● **Exercise brief**
Copy out the listing in full, exactly as written, but not its pictures.
━━━━━ Information supplied ━━━━━
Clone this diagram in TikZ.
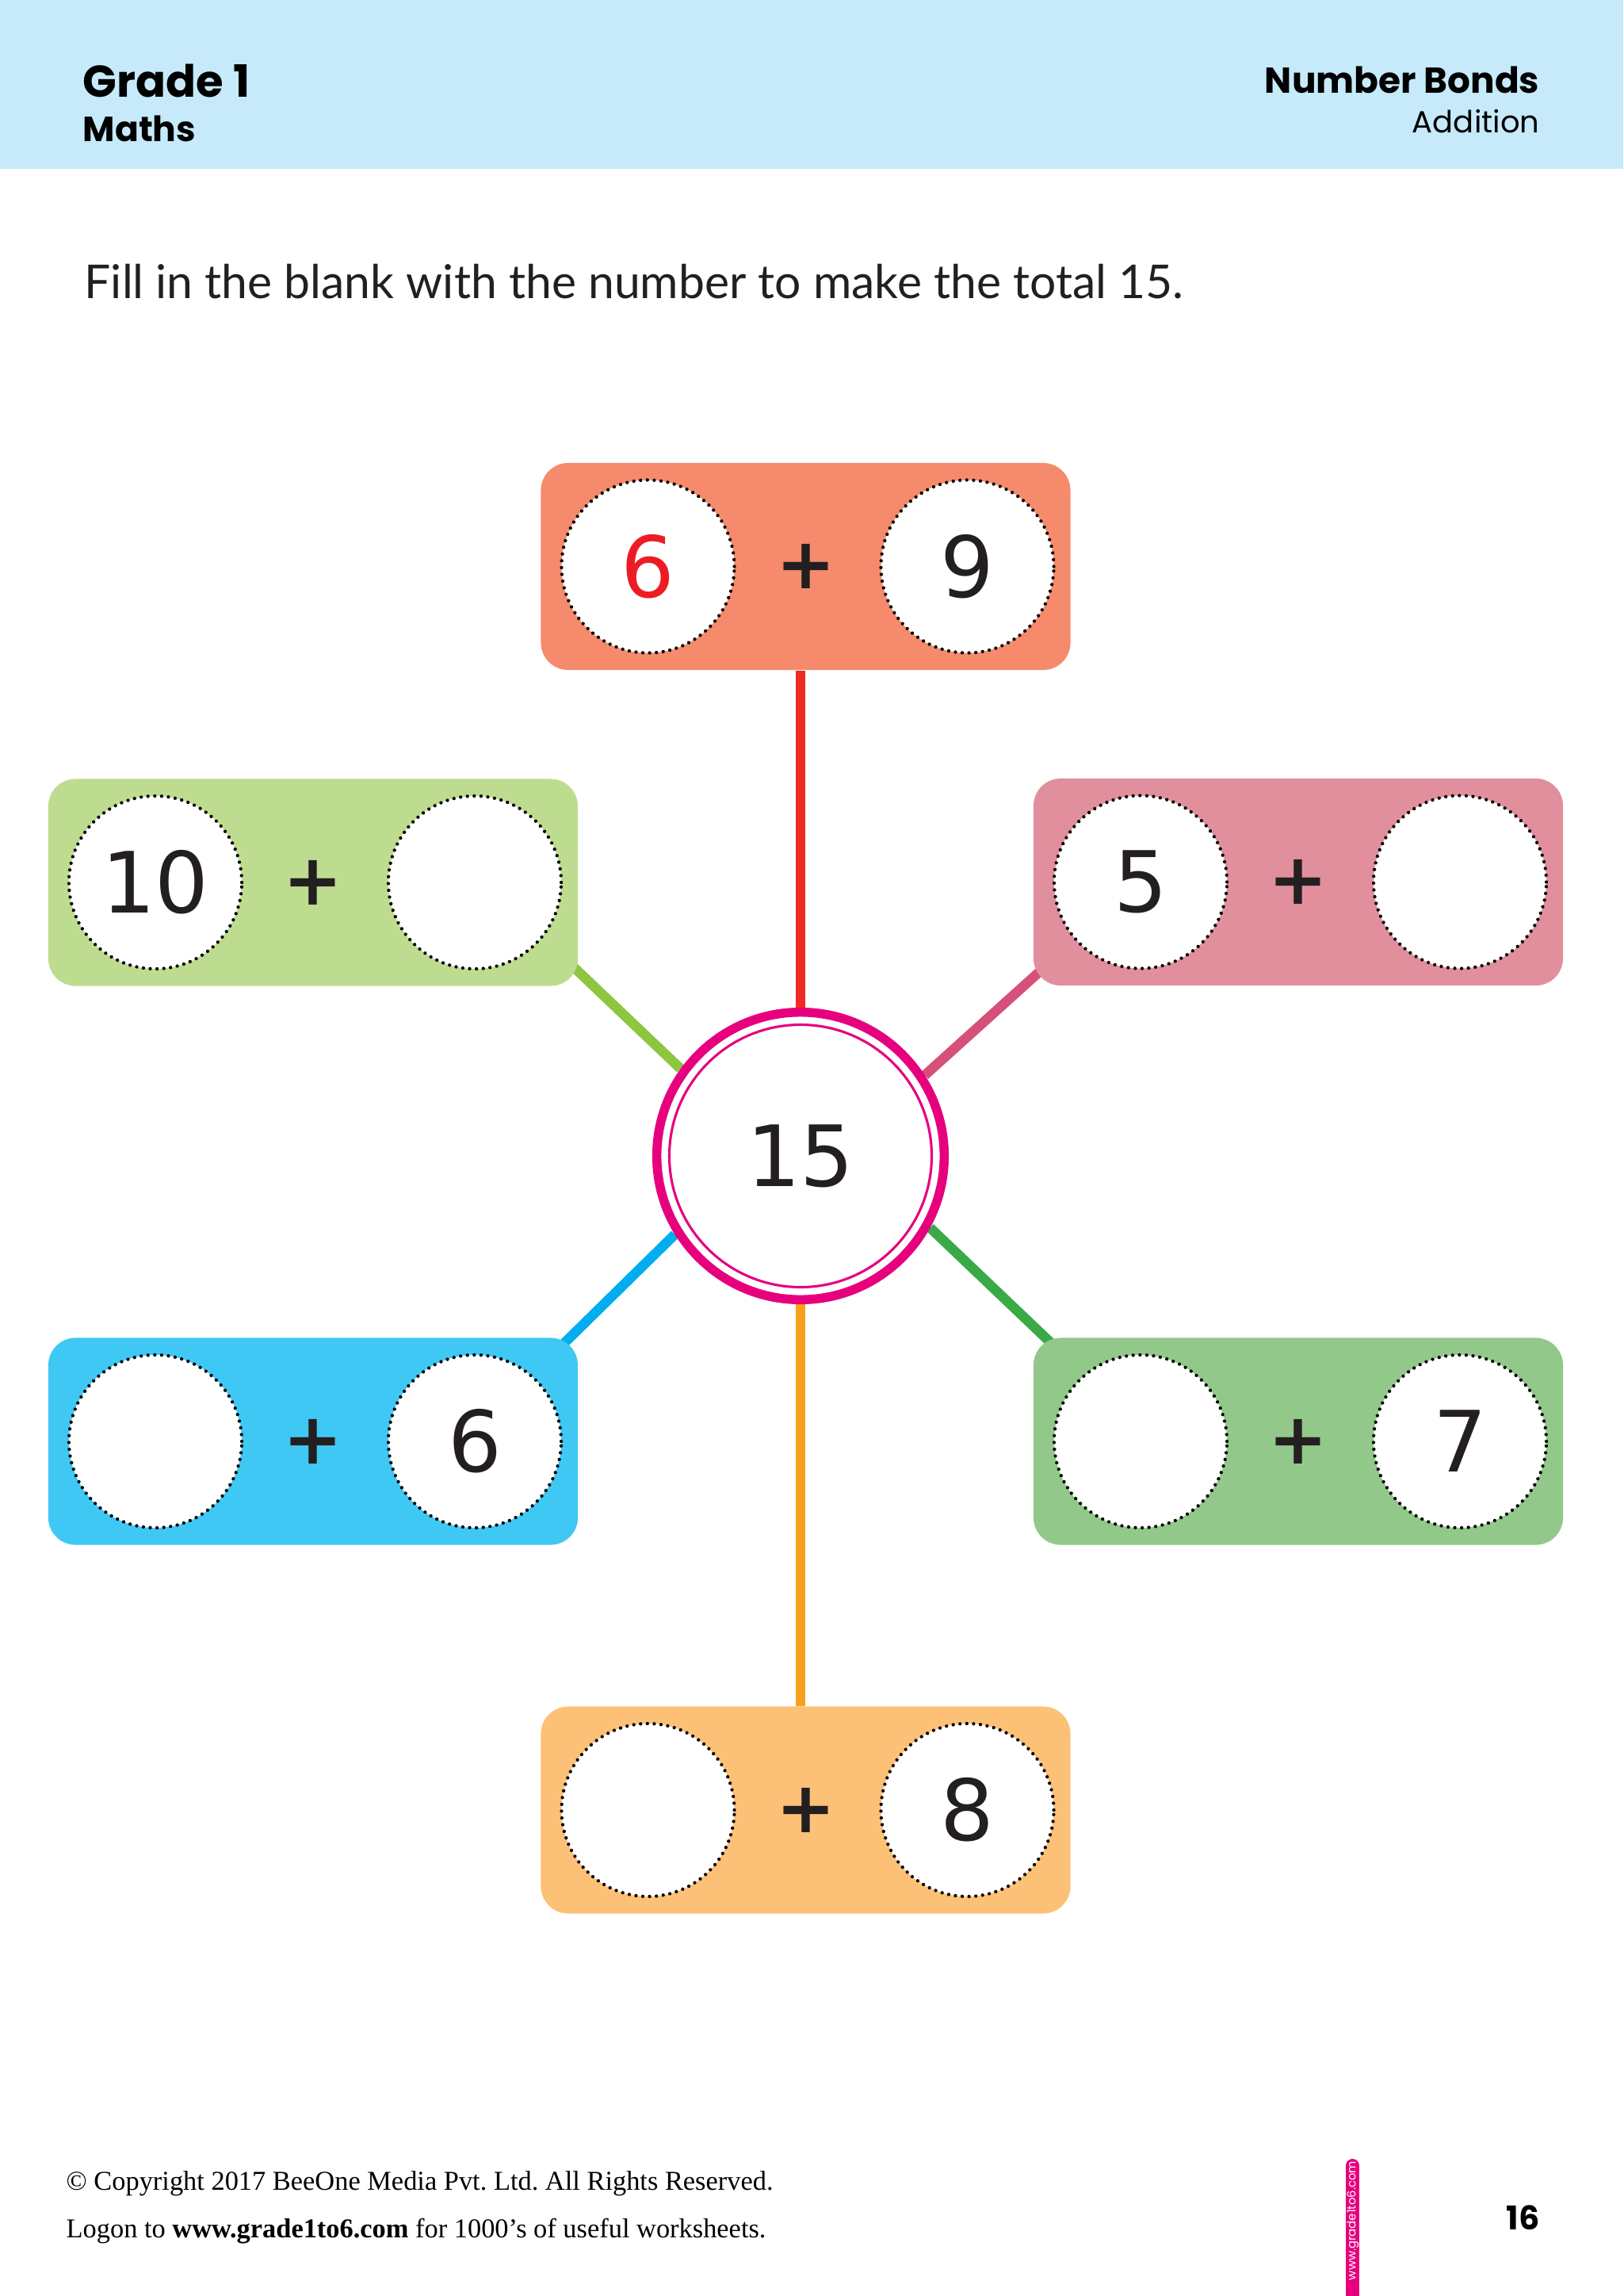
\documentclass[tikz,border=0pt]{standalone}
\usepackage{fontspec}
\setmainfont{Liberation Serif}
\newfontfamily\hdrfont{Poppins}
\newfontfamily\numfont{DejaVu Sans}
\newfontfamily\instrfont{Lato}
\usetikzlibrary{calc}
\pgfdeclarelayer{bg}
\pgfsetlayers{bg,main}
\frenchspacing
\definecolor{hdrblue}{HTML}{C6EAF9}
\definecolor{mag}{HTML}{E6007E}
\definecolor{digit}{HTML}{231F20}
\definecolor{numred}{HTML}{ED1C24}
\definecolor{fsalmon}{HTML}{F58B6C}
\definecolor{flime}{HTML}{BEDC90}
\definecolor{fpink}{HTML}{E18F9C}
\definecolor{fcyan}{HTML}{40C8F4}
\definecolor{fgreen}{HTML}{92C88A}
\definecolor{forange}{HTML}{FDC077}
\definecolor{cred}{HTML}{EE2A24}
\definecolor{clime}{HTML}{8DC63F}
\definecolor{cpink}{HTML}{D6517A}
\definecolor{cblue}{HTML}{00AEEF}
\definecolor{cgreen}{HTML}{3AAA47}
\definecolor{corange}{HTML}{F7A11C}
\tikzset{
  bbox/.style={rectangle, rounded corners=10pt, minimum width=194.2pt, minimum height=75.9pt, inner sep=0pt, draw=none},
  slot/.style={circle, fill=white, draw=black, minimum size=63.4pt, inner sep=0pt, line width=1.25pt,
     dash pattern=on 0pt off 2.5pt, line cap=round, text=digit, font=\numfont\fontsize{31}{31}\selectfont},
  plusn/.style={inner sep=0pt, text=digit, font=\numfont\bfseries\fontsize{26}{26}\selectfont},
  conn/.style={line width=3.63pt},
}
\newcommand\bondbox[5]{%
  \node[bbox, fill=#3] (#1) at (#2) {};
  \node[slot] (#1-l) at ([shift={(-199,0)}]#1.center) {#4};
  \node[plusn] (#1-p) at (#1.center) {+};
  \node[slot] (#1-r) at ([shift={(204,0)}]#1.center) {#5};
}
\begin{document}
\begin{tikzpicture}[x=0.29066pt,y=-0.29066pt]
\useasboundingbox (0,0) rectangle (2048,2896);
% header
\fill[hdrblue] (0,0) rectangle (2048,213);
\node[anchor=base west, inner sep=0pt, font=\hdrfont\bfseries\fontsize{16.3}{18}\selectfont] (grade) at (104,122) {Grade 1};
\node[anchor=base west, inner sep=0pt, font=\hdrfont\bfseries\fontsize{12.8}{15}\selectfont] (maths) at (104,178) {Maths};
\node[anchor=base east, inner sep=0pt, font=\hdrfont\bfseries\fontsize{13.2}{16}\selectfont] (nb) at (1943,117) {Number Bonds};
\node[anchor=base east, inner sep=0pt, font=\hdrfont\fontsize{11.2}{13}\selectfont] (add) at (1943,167) {Addition};
% instruction
\node[anchor=base west, inner sep=0pt, text=digit, font=\instrfont\fontsize{17.1}{20}\selectfont] (instr) at (106,376) {Fill in the blank with the number to make the total 15.};
% boxes
\bondbox{t}{1016.5,714.5}{fsalmon}{\textcolor{numred}{6}}{9}
\bondbox{ul}{395,1113}{flime}{10}{}
\bondbox{ur}{1638,1112.5}{fpink}{5}{}
\bondbox{ll}{395,1818}{fcyan}{}{6}
\bondbox{lr}{1638,1818}{fgreen}{}{7}
\bondbox{bot}{1016.5,2283}{forange}{}{8}
% centre
\node[circle, fill=white, draw=mag, line width=3.34pt, minimum size=105.4pt, inner sep=0pt,
      text=digit, font=\numfont\fontsize{31}{31}\selectfont] (c) at (1010,1458) {15};
\draw[mag, line width=0.9pt] (c.center) circle[radius=165.5];
% connectors
\begin{pgfonlayer}{bg}
\draw[conn, cred] (c.center) -- (c.center |- t.south);
\draw[conn, corange] (c.center) -- (c.center |- bot.north);
\draw[conn, clime] ([shift={(-37,-54)}]ul.south east) -- (c.144.5);
\draw[conn, cpink] ([shift={(37,-44)}]ur.south west) -- (c.33.1);
\draw[conn, cblue] ([shift={(-45,34)}]ll.north east) -- (c.212.8);
\draw[conn, cgreen] ([shift={(51,34)}]lr.north west) -- (c.331);
\end{pgfonlayer}
% footer
\node[anchor=base west, inner sep=0pt, font=\fontsize{10}{12}\selectfont] (copy) at (83,2762) {© Copyright 2017 BeeOne Media Pvt. Ltd. All Rights Reserved.};
\node[anchor=base west, inner sep=0pt, font=\fontsize{10}{12}\selectfont] (logon) at (83,2822) {Logon to \textbf{www.grade1to6.com} for 1000’s of useful worksheets.};
\node[anchor=base east, inner sep=0pt, font=\hdrfont\bfseries\fontsize{12}{14}\selectfont] (pg) at (1943,2812) {16};
\fill[mag] (1698,2896) rectangle (1715,2731.5);
\fill[mag] (1706.5,2731.5) circle[radius=8.5];
\node[rotate=90, inner sep=0pt, text=white, font=\hdrfont\fontsize{4.3}{5}\selectfont] (url) at (1707,2801) {www.grade1to6.com};
\end{tikzpicture}
\end{document}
━━━━━
● **Answer to the exercise**
Clone this diagram in TikZ.
\documentclass[tikz,border=0pt]{standalone}
\usepackage{fontspec}
\setmainfont{Liberation Serif}
\newfontfamily\hdrfont{Poppins}
\newfontfamily\numfont{DejaVu Sans}
\newfontfamily\instrfont{Lato}
\usetikzlibrary{calc}
\pgfdeclarelayer{bg}
\pgfsetlayers{bg,main}
\frenchspacing
\definecolor{hdrblue}{HTML}{C6EAF9}
\definecolor{mag}{HTML}{E6007E}
\definecolor{digit}{HTML}{231F20}
\definecolor{numred}{HTML}{ED1C24}
\definecolor{fsalmon}{HTML}{F58B6C}
\definecolor{flime}{HTML}{BEDC90}
\definecolor{fpink}{HTML}{E18F9C}
\definecolor{fcyan}{HTML}{40C8F4}
\definecolor{fgreen}{HTML}{92C88A}
\definecolor{forange}{HTML}{FDC077}
\definecolor{cred}{HTML}{EE2A24}
\definecolor{clime}{HTML}{8DC63F}
\definecolor{cpink}{HTML}{D6517A}
\definecolor{cblue}{HTML}{00AEEF}
\definecolor{cgreen}{HTML}{3AAA47}
\definecolor{corange}{HTML}{F7A11C}
\tikzset{
  bbox/.style={rectangle, rounded corners=10pt, minimum width=194.2pt, minimum height=75.9pt, inner sep=0pt, draw=none},
  slot/.style={circle, fill=white, draw=black, minimum size=63.4pt, inner sep=0pt, line width=1.25pt,
     dash pattern=on 0pt off 2.5pt, line cap=round, text=digit, font=\numfont\fontsize{31}{31}\selectfont},
  plusn/.style={inner sep=0pt, text=digit, font=\numfont\bfseries\fontsize{26}{26}\selectfont},
  conn/.style={line width=3.63pt},
}
\newcommand\bondbox[5]{%
  \node[bbox, fill=#3] (#1) at (#2) {};
  \node[slot] (#1-l) at ([shift={(-199,0)}]#1.center) {#4};
  \node[plusn] (#1-p) at (#1.center) {+};
  \node[slot] (#1-r) at ([shift={(204,0)}]#1.center) {#5};
}
\begin{document}
\begin{tikzpicture}[x=0.29066pt,y=-0.29066pt]
\useasboundingbox (0,0) rectangle (2048,2896);
% header
\fill[hdrblue] (0,0) rectangle (2048,213);
\node[anchor=base west, inner sep=0pt, font=\hdrfont\bfseries\fontsize{16.3}{18}\selectfont] (grade) at (104,122) {Grade 1};
\node[anchor=base west, inner sep=0pt, font=\hdrfont\bfseries\fontsize{12.8}{15}\selectfont] (maths) at (104,178) {Maths};
\node[anchor=base east, inner sep=0pt, font=\hdrfont\bfseries\fontsize{13.2}{16}\selectfont] (nb) at (1943,117) {Number Bonds};
\node[anchor=base east, inner sep=0pt, font=\hdrfont\fontsize{11.2}{13}\selectfont] (add) at (1943,167) {Addition};
% instruction
\node[anchor=base west, inner sep=0pt, text=digit, font=\instrfont\fontsize{17.1}{20}\selectfont] (instr) at (106,376) {Fill in the blank with the number to make the total 15.};
% boxes
\bondbox{t}{1016.5,714.5}{fsalmon}{\textcolor{numred}{6}}{9}
\bondbox{ul}{395,1113}{flime}{10}{}
\bondbox{ur}{1638,1112.5}{fpink}{5}{}
\bondbox{ll}{395,1818}{fcyan}{}{6}
\bondbox{lr}{1638,1818}{fgreen}{}{7}
\bondbox{bot}{1016.5,2283}{forange}{}{8}
% centre
\node[circle, fill=white, draw=mag, line width=3.34pt, minimum size=105.4pt, inner sep=0pt,
      text=digit, font=\numfont\fontsize{31}{31}\selectfont] (c) at (1010,1458) {15};
\draw[mag, line width=0.9pt] (c.center) circle[radius=165.5];
% connectors
\begin{pgfonlayer}{bg}
\draw[conn, cred] (c.center) -- (c.center |- t.south);
\draw[conn, corange] (c.center) -- (c.center |- bot.north);
\draw[conn, clime] ([shift={(-37,-54)}]ul.south east) -- (c.144.5);
\draw[conn, cpink] ([shift={(37,-44)}]ur.south west) -- (c.33.1);
\draw[conn, cblue] ([shift={(-45,34)}]ll.north east) -- (c.212.8);
\draw[conn, cgreen] ([shift={(51,34)}]lr.north west) -- (c.331);
\end{pgfonlayer}
% footer
\node[anchor=base west, inner sep=0pt, font=\fontsize{10}{12}\selectfont] (copy) at (83,2762) {© Copyright 2017 BeeOne Media Pvt. Ltd. All Rights Reserved.};
\node[anchor=base west, inner sep=0pt, font=\fontsize{10}{12}\selectfont] (logon) at (83,2822) {Logon to \textbf{www.grade1to6.com} for 1000’s of useful worksheets.};
\node[anchor=base east, inner sep=0pt, font=\hdrfont\bfseries\fontsize{12}{14}\selectfont] (pg) at (1943,2812) {16};
\fill[mag] (1698,2896) rectangle (1715,2731.5);
\fill[mag] (1706.5,2731.5) circle[radius=8.5];
\node[rotate=90, inner sep=0pt, text=white, font=\hdrfont\fontsize{4.3}{5}\selectfont] (url) at (1707,2801) {www.grade1to6.com};
\end{tikzpicture}
\end{document}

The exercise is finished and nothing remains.